Now Corbyn is of course highly unpopular: but many of his policies, like nationalisation, taxing ‘the rich’, or even expropriating the wealthy’s assets, aren’t unpopular, however misguided in concept and disastrous in practice they are.
Additionally, McDonnell is astute enough, and ruthless enough, to ditch Corbyn as leader if the latter’s personal unpopularity was the only thing standing in the way of trying Socialism. McDonnell was, after all, part of the hard-Left Ken Livingstone cabal which in 1981 overthrew the moderate Leader of the former Greater London Council in a putsch, immediately after the latter had been elected, and installed Livingstone in his place.

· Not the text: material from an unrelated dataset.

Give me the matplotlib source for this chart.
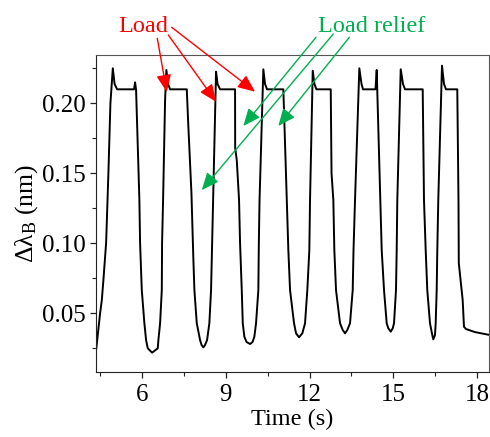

So is this the paradox with which we could perversely end up?
That the greater the Tories’ reported polling lead, the greater the collateral risk that anti-Tory votes could migrate away from LibDems to Labour, thereby reducing the Tories to the status of largest party but lacking a majority, and simultaneously getting Labour close enough on seats to form a minority administration if it had LibDem and/or SNP support?

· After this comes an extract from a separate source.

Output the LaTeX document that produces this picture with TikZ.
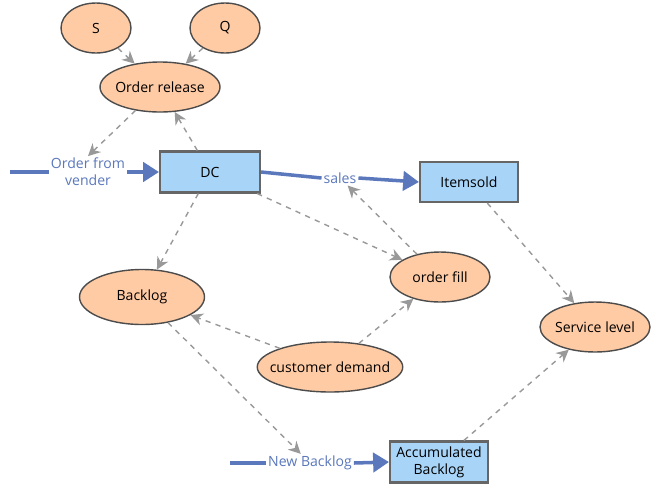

That, in which case, there could be a Dutch auction between the Tories and Labour for that LibDem rump support, despite the latter’s below-expectations election performance or even diminished numbers?
Swinson has dismissed the idea of ever again going into a coalition with the Conservatives, but specifically not a more informal confidence-and-supply arrangement. How safe would it be to assume that the Tories would never in any circumstances even contemplate it?
Even with the retirement from Parliament, or in effect expulsion from the Party, of many of the principal Tory-Remainers of the 2017-2019 Parliament, it seems likely that after Thursday 12 December’s election the ranks of Tory MPs will still contain a significant number of Brexit-sceptics, however much careerist inclinations and the prospect of retaining MPs’ perks of office may be currently muting them.
Many ‘liberal’-‘progressive’ ‘One-Nation’ Europhile Tory MPs were considerably less than pleased when the 2010-2015 Coalition ended, having found they had much more in common with their LibDem colleagues than they had with, not only the more neo-Thatcherite wing of their own parliamentary party, but also the vast majority of its rank and file membership. Quite a few of them are still around.
One can easily imagine a still significantly-Remainer Tory party then driving the cobbling together of an informal alliance with the LibDems and agreeing some BRINO-plus fudge to be put to a second referendum, but presented with fake regret as the only way to stave off a Labour/SNP government.
The chance, via conceding another referendum, to stop the Brexit which up to half of them probably don’t really want, and to load all the blame for it on to the LibDems? I suspect many would insist on seizing it, with the Party leadership torn between the likely consequences of betraying their voters and their own desire for office. With Tories, it’s always party before country.
Yes, of course this nightmarish prospect is only a remote possibility, even outlandish. Hopefully. But we live in strange times. Who in 2014 would have predicted that in 2015 the Labour Party would elect Corbyn as leader and that in 2017 he would come within a few thousand votes in a handful of constituencies of actually becoming Prime Minister?